Maintenance planners can also simulate post-repair geometries. Suppose a fleet shortens a trailer tongue by 18 inches to improve turning radius. Inputting the new shorter rear gap immediately shows the allowable gross weight drop, giving decision-makers clarity about whether the handling improvement outweighs the lost revenue potential. If the impact proves too severe, they might redesign the modification to preserve weight limits.

Advanced tips for expert users

Experienced engineers often treat spacing as a portfolio of risk.

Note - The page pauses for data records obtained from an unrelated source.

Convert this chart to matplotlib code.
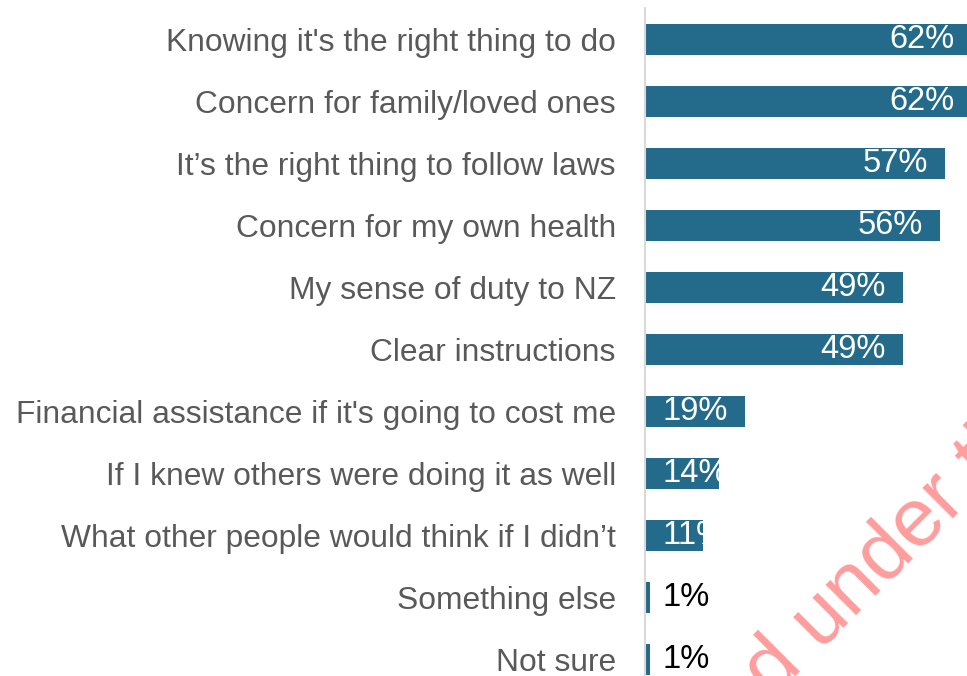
import matplotlib.pyplot as plt

labels = [
    "Knowing it's the right thing to do",
    "Concern for family/loved ones",
    "It\u2019s the right thing to follow laws",
    "Concern for my own health",
    "My sense of duty to NZ",
    "Clear instructions",
    "Financial assistance if it's going to cost me",
    "If I knew others were doing it as well",
    "What other people would think if I didn\u2019t",
    "Something else",
    "Not sure",
]
values = [62, 62, 57, 56, 49, 49, 19, 14, 11, 1, 1]

plt.rcParams["font.family"] = ["Liberation Sans", "DejaVu Sans"]

fig = plt.figure(figsize=(9.67, 6.76), dpi=100)
ax = fig.add_axes([645 / 967, 0, 322 / 967, 668 / 676])

pos = list(range(len(values)))
bars = ax.barh(pos, values, height=0.5, color="#236a8b", clip_on=True)

ax.set_xlim(0, 61.2)
ax.set_ylim(10.27, -0.5)

ax.set_yticks(pos)
ax.set_yticklabels(labels, fontsize=22.9, color="#595959")
ax.tick_params(axis="y", length=0, pad=21)
ax.set_xticks([])
for s in ["top", "right", "bottom"]:
    ax.spines[s].set_visible(False)
ax.spines["left"].set_color("#d9d9d9")
ax.spines["left"].set_linewidth(1.5)

for p, v in zip(pos, values):
    if v >= 17:
        ax.text(v - 3.2, p, f"{v}%", ha="right", va="center", fontsize=23.5,
                color="white", clip_on=True)
    elif v > 5:
        t = ax.text(3.4, p, f"{v}%", ha="left", va="center", fontsize=23.5,
                    color="white")
        t.set_clip_path(bars[p])
    else:
        ax.text(3.4, p, f"{v}%", ha="left", va="center", fontsize=23.5,
                color="black")

# watermark
fig.text(0.578, -0.350, "Released under the Official Information Act",
         rotation=45, rotation_mode="anchor", ha="left", va="baseline",
         fontsize=59, color="#ff9d9d")

fig.savefig("out.png", dpi=100)
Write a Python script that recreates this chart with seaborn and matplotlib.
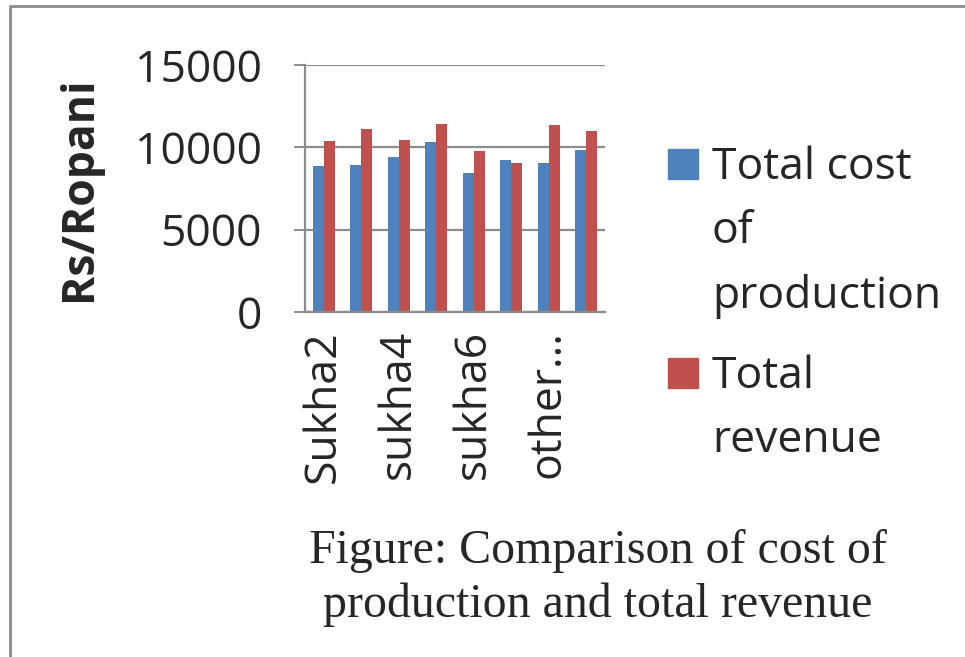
import pandas as pd
import seaborn as sns
import matplotlib.pyplot as plt
from matplotlib.patches import Rectangle
from matplotlib.lines import Line2D

# data (Rs/Ropani)
varieties = ["Sukha2", "sukha3", "sukha4", "sukha5", "sukha6", "sukha7", "other...", "average"]
cost = [8860, 8940, 9420, 10340, 8440, 9260, 9020, 9840]
revenue = [10360, 11100, 10440, 11420, 9800, 9060, 11340, 11000]
series = ["Total cost of production", "Total revenue"]
legend_lines = [["Total cost", "of", "production"], ["Total", "revenue"]]
caption_lines = ["Figure: Comparison of cost of", "production and total revenue"]
colors = ["#4F81BD", "#C0504D"]
y_ticks = [0, 5000, 10000, 15000]

df = pd.DataFrame({
    "variety": varieties * 2,
    "value": cost + revenue,
    "series": [series[0]] * len(varieties) + [series[1]] * len(varieties),
})

sns.set_theme(style="white")
plt.rcParams["font.family"] = ["Open Sans", "DejaVu Sans"]

W, H = 965, 657
fig = plt.figure(figsize=(W / 100, H / 100), dpi=100)
ax = fig.add_axes([305 / W, 1 - 312 / H, 300 / W, (312 - 65) / H])

sns.barplot(data=df, x="variety", y="value", hue="series", palette=colors,
            width=0.58, saturation=1, edgecolor="none", legend=False, ax=ax)

ax.set_ylim(0, 15000)
ax.set_yticks(y_ticks)
ax.set_yticklabels([str(t) for t in y_ticks], fontsize=32)
ax.yaxis.grid(True, color="#8c8c8c", linewidth=1.6)
ax.set_axisbelow(True)
for s in ["top", "right"]:
    ax.spines[s].set_visible(False)
for s in ["left", "bottom"]:
    ax.spines[s].set_color("#8c8c8c")
    ax.spines[s].set_linewidth(1.6)
ax.tick_params(axis="y", length=8, width=1.4, color="#8c8c8c", pad=23, left=True)
ax.tick_params(axis="x", length=0, pad=13)

# only every other category label is shown
ax.set_xticks(range(len(varieties)))
ax.set_xticklabels([v if i % 2 == 0 else "" for i, v in enumerate(varieties)],
                   rotation=90, fontsize=32, va="top", ha="center")
ax.set_xlabel("")
ax.set_ylabel("Rs/Ropani", fontsize=32, fontweight="bold")
ax.yaxis.set_label_coords(-(305 - 102) / 300, 0.5)

# legend drawn by hand, one text per line, marker on the first line
first_baselines = [179, 388]
line_step = 64.5
for lines, col, yb in zip(legend_lines, colors, first_baselines):
    fig.patches.append(Rectangle((668 / W, 1 - yb / H), 30 / W, 30 / H,
                                 transform=fig.transFigure, color=col))
    for i, line in enumerate(lines):
        fig.text(712 / W, 1 - (yb + i * line_step) / H, line, fontsize=32,
                 va="baseline", ha="left")

# caption
for line, yb in zip(caption_lines, [563, 617]):
    fig.text(598 / W, 1 - yb / H, line, family="Liberation Serif", fontsize=34.5,
             ha="center", va="baseline")

# outer frame (left and top edges visible in the original crop)
fig.lines.append(Line2D([9.5 / W, 9.5 / W], [0, 1 - 5.5 / H], transform=fig.transFigure,
                        color="#8c8c8c", linewidth=2))
fig.lines.append(Line2D([9.5 / W, 1], [1 - 5.5 / H, 1 - 5.5 / H], transform=fig.transFigure,
                        color="#8c8c8c", linewidth=2))

fig.savefig("out.png", dpi=100, facecolor="white")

While the calculator displays a single utilization percentage, nothing prevents advanced users from running multiple scenarios: wet weather loads, blended commodities, or drop-and-hook variations with different tractors. Saving those outputs builds a situational library. Another strategy is to align the terrain factor with actual grade percentages obtained from topographic surveys. For example, applying a 0.97 multiplier for a rolling midwestern lane overestimates safety by only three percent, providing extra breathing room without sacrificing too much capacity.

Additionally, you can reverse engineer optimal spacing. Input the target gross weight, note the allowable limit, and adjust the segment fields until the recommended group weights align with axle manufacturer ratings. This approach is invaluable when specifying custom trailers for aerospace, structural steel, or energy infrastructure loads. The ability to fine-tune before ordering hardware prevents costly redesigns down the road.

Creating a compliance-first culture

Technology alone cannot prevent overweight citations. The most reliable fleets marry tools like this calculator with policies that require drivers to document axle measurements during pre-trip inspections, verify load distribution after each dock visit, and escalate concerns before leaving the yard. Training programs should explain why a one-foot error in measuring extreme spacing can change legal capacity by 500 pounds or more. When personnel understand that the bridge formula is rooted in physics—and that state troopers can reference the same calculations—they view compliance as a shared responsibility rather than an arbitrary rule.

Ultimately, axle spacing defines how profitable and safe a trucking enterprise can be. Investing the time to model vehicles, simulate challenging terrain, and compare recommendations with actual field data equips managers to make confident decisions. Whether you are spec’ing your first heavy-haul tractor or optimizing an established fleet, the axle spacing and weight calculator provides the premium-grade insight required to keep freight moving legally and efficiently.